▸ **Task description**
Everything from the first line of the data through the line with "y_ticks = [0, 5, 10, 15, 20, 25, 30, 35]" is to be echoed exactly, minus the pictures.

▸ **Information shown**

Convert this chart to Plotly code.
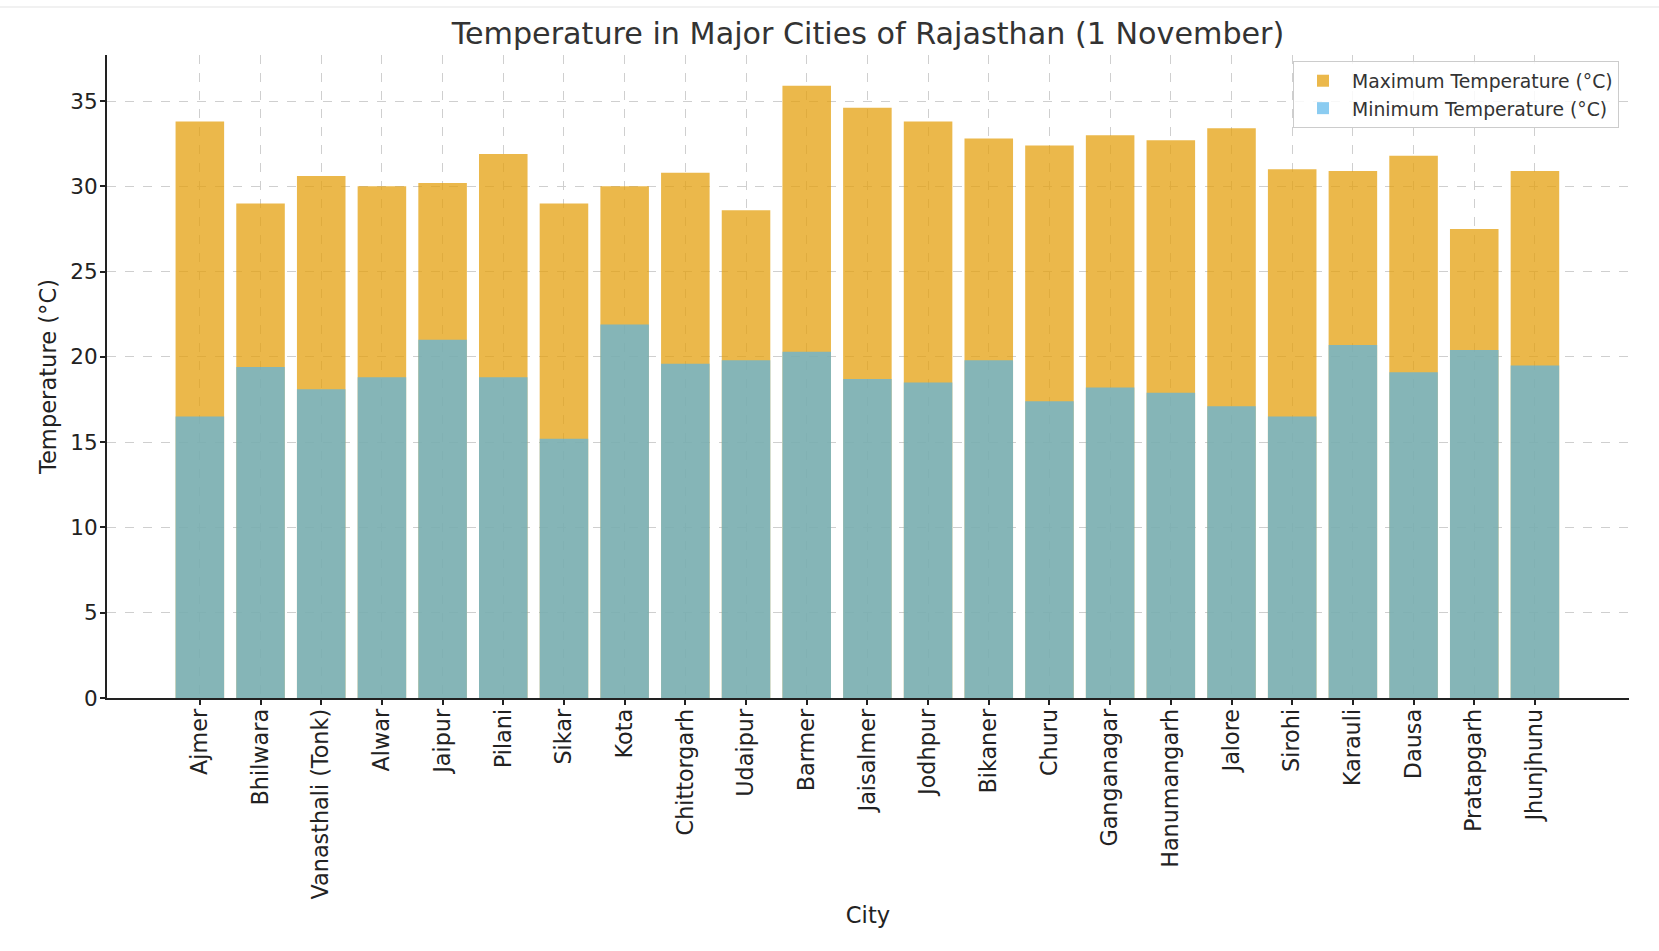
import plotly.graph_objects as go

cities = ["Ajmer", "Bhilwara", "Vanasthali (Tonk)", "Alwar", "Jaipur", "Pilani", "Sikar", "Kota",
          "Chittorgarh", "Udaipur", "Barmer", "Jaisalmer", "Jodhpur", "Bikaner", "Churu",
          "Ganganagar", "Hanumangarh", "Jalore", "Sirohi", "Karauli", "Dausa", "Pratapgarh", "Jhunjhunu"]
max_temp = [33.8, 29.0, 30.6, 30.0, 30.2, 31.9, 29.0, 30.0, 30.8, 28.6, 35.9, 34.6, 33.8,
            32.8, 32.4, 33.0, 32.7, 33.4, 31.0, 30.9, 31.8, 27.5, 30.9]
min_temp = [16.5, 19.4, 18.1, 18.8, 21.0, 18.8, 15.2, 21.9, 19.6, 19.8, 20.3, 18.7, 18.5,
            19.8, 17.4, 18.2, 17.9, 17.1, 16.5, 20.7, 19.1, 20.4, 19.5]
y_ticks = [0, 5, 10, 15, 20, 25, 30, 35]

FONT = "DejaVu Sans"
W, H = 1659, 951
L, R, T, B = 107, 30, 55, 253

fig = go.Figure()
fig.add_trace(go.Bar(
    x=cities, y=max_temp, name="Maximum Temperature (°C)", width=0.8,
    marker=dict(color="rgba(228,160,15,0.75)", line=dict(width=0)),
))
fig.add_trace(go.Bar(
    x=cities, y=min_temp, name="Minimum Temperature (°C)", width=0.8,
    marker=dict(color="rgba(84,180,235,0.68)", line=dict(width=0)),
))

pw = W - L - R
ph = H - T - B
fig.add_shape(type="line", xref="paper", yref="paper",
              x0=-L / pw, x1=(W - L) / pw, y0=1 + (T - 7) / ph, y1=1 + (T - 7) / ph,
              line=dict(color="#e3e3e3", width=1))

fig.update_layout(
    width=W, height=H,
    margin=dict(l=L, r=R, t=T, b=B, pad=0),
    barmode="overlay",
    bargap=0.2,
    paper_bgcolor="white", plot_bgcolor="white",
    font=dict(family=FONT, color="#222222"),
    title=dict(text="Temperature in Major Cities of Rajasthan (1 November)",
               x=(L + pw / 2) / W, xanchor="center", y=1 - 33 / H, yanchor="middle",
               font=dict(size=30.2, color="#333333", family=FONT)),
    legend=dict(x=(1619 - L) / pw, xanchor="right", y=1 - (61 - T) / ph, yanchor="top",
                bgcolor="rgba(255,255,255,0.85)", bordercolor="#cccccc", borderwidth=1,
                font=dict(size=18.8, color="#333333", family=FONT),
                traceorder="normal", itemwidth=48, tracegroupgap=0),
    xaxis=dict(
        type="category", range=[-1.53, 23.55],
        showline=True, linecolor="#222222", linewidth=2,
        ticks="outside", ticklen=5, tickwidth=1.5, tickcolor="#222222",
        ticklabelstandoff=-5,
        tickangle=-90, tickfont=dict(size=22.3, color="#222222", family=FONT),
        showgrid=True, gridcolor="#cfcfcf", gridwidth=1, griddash="dash",
        title=dict(text="City", font=dict(size=22.6, color="#222222", family=FONT), standoff=9),
        zeroline=False,
    ),
    yaxis=dict(
        range=[0, 37.7], tickvals=y_ticks,
        showline=True, linecolor="#222222", linewidth=2,
        ticks="outside", ticklen=5, tickwidth=1.5, tickcolor="#222222",
        ticklabelstandoff=-2,
        tickfont=dict(size=21.5, color="#222222", family=FONT),
        showgrid=True, gridcolor="#cfcfcf", gridwidth=1, griddash="dash",
        title=dict(text="Temperature (°C)", font=dict(size=22.6, color="#222222", family=FONT), standoff=7),
        zeroline=False,
    ),
)

fig.write_html("out.html")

▸ **Solution**
Convert this chart to Plotly code.
import plotly.graph_objects as go

cities = ["Ajmer", "Bhilwara", "Vanasthali (Tonk)", "Alwar", "Jaipur", "Pilani", "Sikar", "Kota",
          "Chittorgarh", "Udaipur", "Barmer", "Jaisalmer", "Jodhpur", "Bikaner", "Churu",
          "Ganganagar", "Hanumangarh", "Jalore", "Sirohi", "Karauli", "Dausa", "Pratapgarh", "Jhunjhunu"]
max_temp = [33.8, 29.0, 30.6, 30.0, 30.2, 31.9, 29.0, 30.0, 30.8, 28.6, 35.9, 34.6, 33.8,
            32.8, 32.4, 33.0, 32.7, 33.4, 31.0, 30.9, 31.8, 27.5, 30.9]
min_temp = [16.5, 19.4, 18.1, 18.8, 21.0, 18.8, 15.2, 21.9, 19.6, 19.8, 20.3, 18.7, 18.5,
            19.8, 17.4, 18.2, 17.9, 17.1, 16.5, 20.7, 19.1, 20.4, 19.5]
y_ticks = [0, 5, 10, 15, 20, 25, 30, 35]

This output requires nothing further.